The whole desktop is too cluttered to share, but the most important thing ... the background photo that I have on my desktop at present is one of an 18 car New Delhi - Howrah (Calcutta) Rajdhani Express consisting of Alstom/LHB coaches manufactured under license in India, pulled by the mighty Co-Co WAP-7 25kV AC 50Hz electric with AC motors (derivative from a Bombardier designed freight locomotive and manufactured by CLW India), which has just departed New Delhi at 5pm headed towards Calcutta 1441km away where it will arrive at 9:55am making 8 stops on the way:






I am forever amazed at how they manage to keep the white looking white on these engines.


----------



## MrFSS (Aug 22, 2009)

jis said:


> The whole desktop is too cluttered to share, but the most important thing ... the background photo that I have on my desktop at present is one of an 18 car New Delhi - Howrah (Calcutta) Rajdhani Express consisting of Alstom/LHB coaches manufactured under license in India, pulled by the mighty Co-Co WAP-7 25kV AC 50Hz electric with AC motors (derivative from a Bombardier designed freight locomotive and manufactured by CLW India), which has just departed New Delhi at 5pm headed towards Calcutta 1441km away where it will arrive at 9:55am making 8 stops on the way:
> I am forever amazed at how they manage to keep the white looking white on these engines.


What are those guys doing out on the tracks to the left of the train? Trying to hitch a ride?


----------



## jis (Aug 22, 2009)

MrFSS said:


> What are those guys doing out on the tracks to the left of the train? Trying to hitch a ride?


Out for an afternoon walk probably.  In urban areas in India the tracks always seem to be crawling with people who more often than not manage to get out of the way of oncoming trains. That is why you hear trains blowing their whistle almost continuously when they pass through populated areas. The train is probably doing something like 40 to 65 kph (25 to 40mph) through there so it is unlikely that they can just jump on board.


----------



## rrdude (Aug 23, 2009)

Great pix! Sadly my exposure to Indian trains, other than reading about news topics, is limited to the movie Slum Dog Millionaire. I told you it was sad.


----------



## Long Train Runnin' (Aug 27, 2009)

Interesting thread. On my laptop I have this picture as my background. My desktop has way to many loose files on it :lol: so here is the clean copy.

The first I took myself its a Norfolk Southern GP38-2 High Hood from Southern.






(Took this myself in Knoxville, TN)


----------



## Green Maned Lion (Aug 27, 2009)

None of these pictures are mine but:

Computer: Mac Pro 2.66 (2 2.66 dual-core Xeon)

Display 1: Apple Cinema 20"- _Spirit of California_ crossing the Los Angeles River for the last time.
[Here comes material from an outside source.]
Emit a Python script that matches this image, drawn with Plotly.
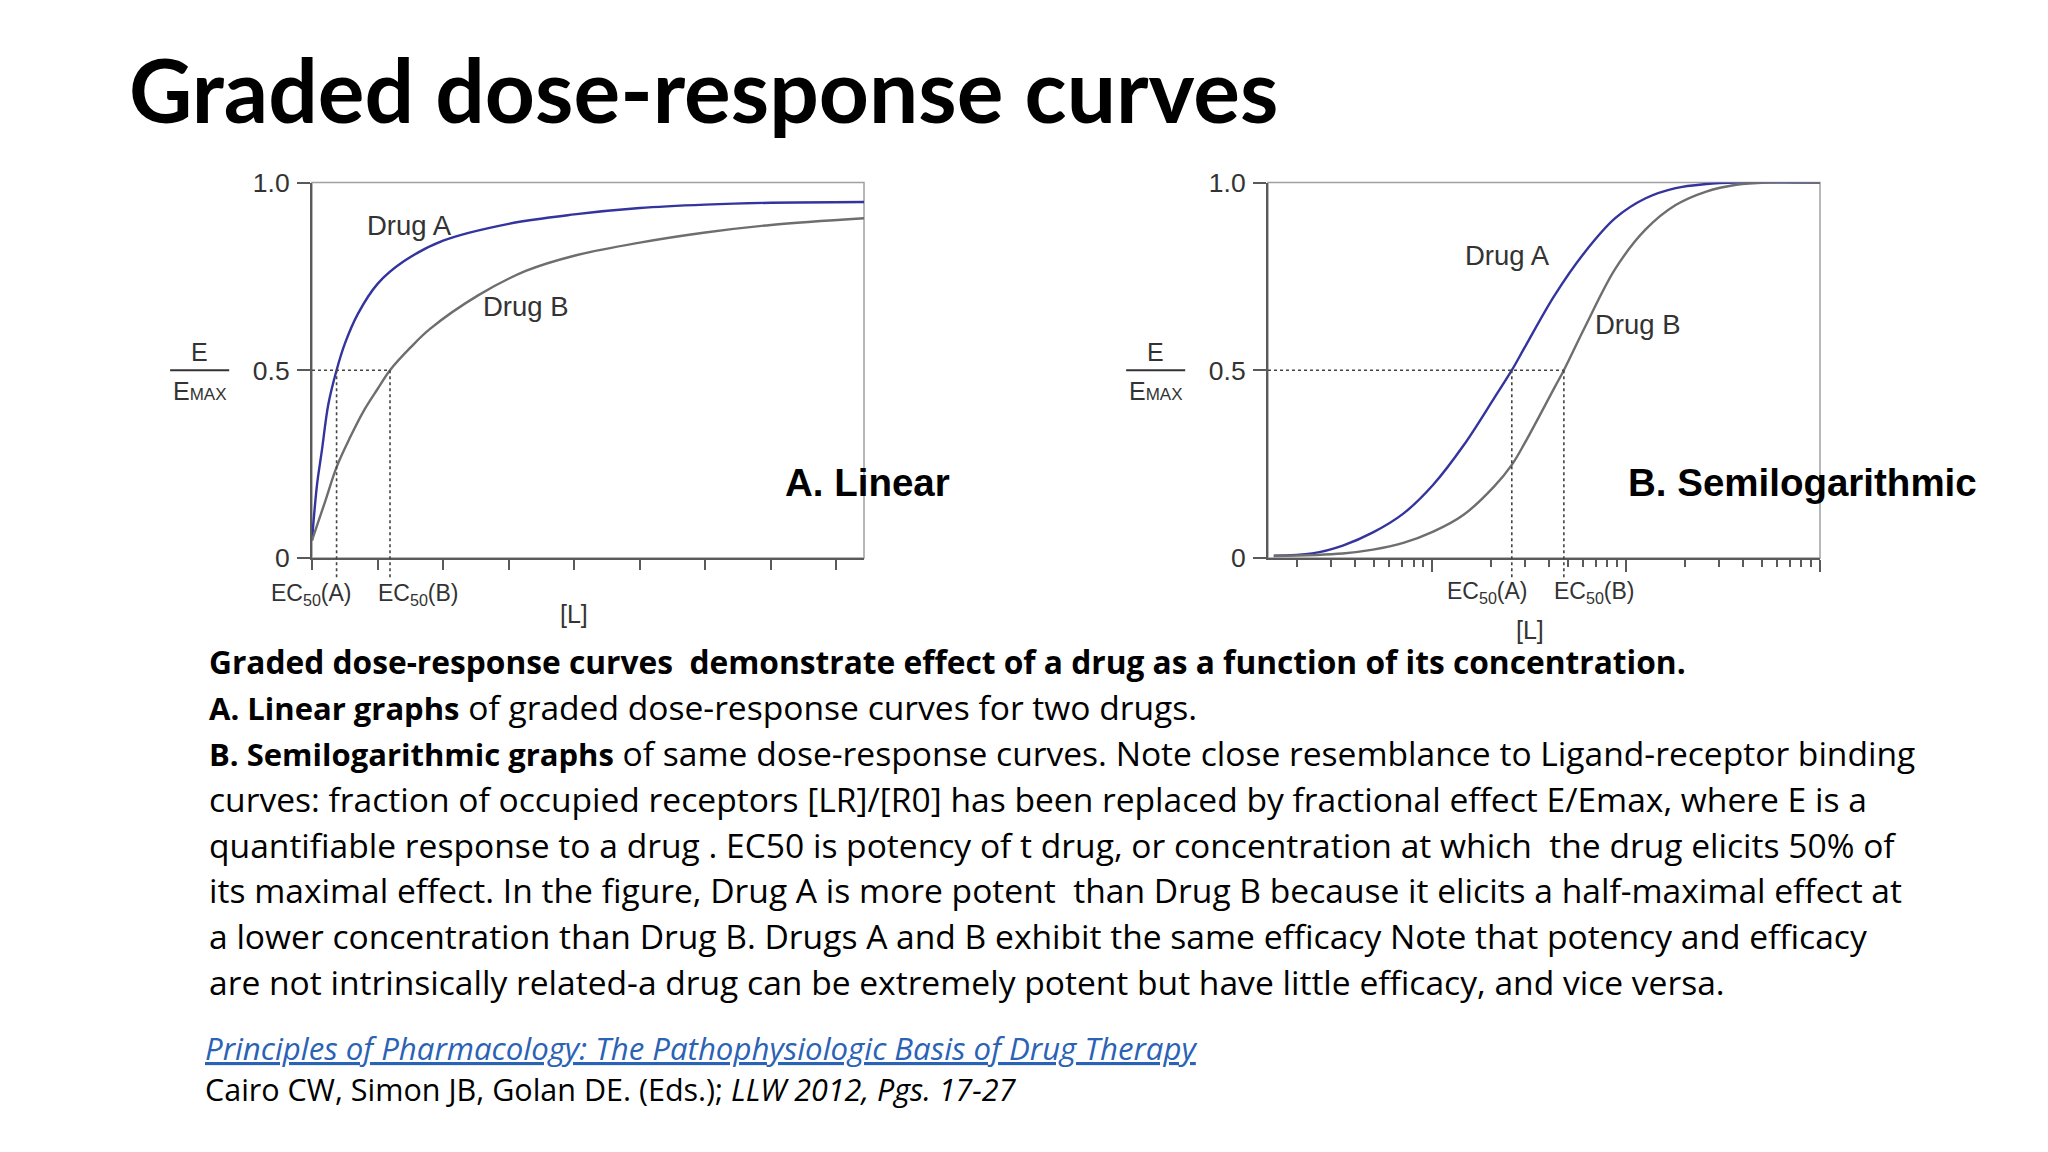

Display 2: Samsung 17" SyncMaster 712n - SDP40F 590 hauling the _Sunset Limited_ circa 1977


----------



## GG-1 (Aug 28, 2009)

Aloha

At first I was surprised that someone got a picture of the LA River, the Concrete troth behind the train, without graffiti but there is some behind engine.


----------



## JayPea (Aug 28, 2009)

I would, but no matter how I do it, I keep getting this message: "Sorry, dynamic pages in the tags are not allowed."

No matter how I do it, that's what comes up. And I have no idea what that means. I give up!!! :blink: :angry:


----------



## JayPea (Aug 28, 2009)

Tried it again, still can't do it. For what it's worth, my desktop picture is the one from Harper's Ferry that was on the cover of the fall 2007 timetable.

http://www.railpictures.net/viewphoto.php?...amp;favsearch=1

I guess this way's better than nothing. :angry:


----------



## JayPea (Aug 30, 2009)

I changed my picture and after much weeping, wailing, and gnashing of teeth :lol: finally figured out how to post pictures directly! I had my doubts, but knew I was smarter than the computer! :lol:

Anyway, here's a shot I took out of the window on the Coast Starlight on the 7th of August, of the trestle just before entering San Luis Obispo.


----------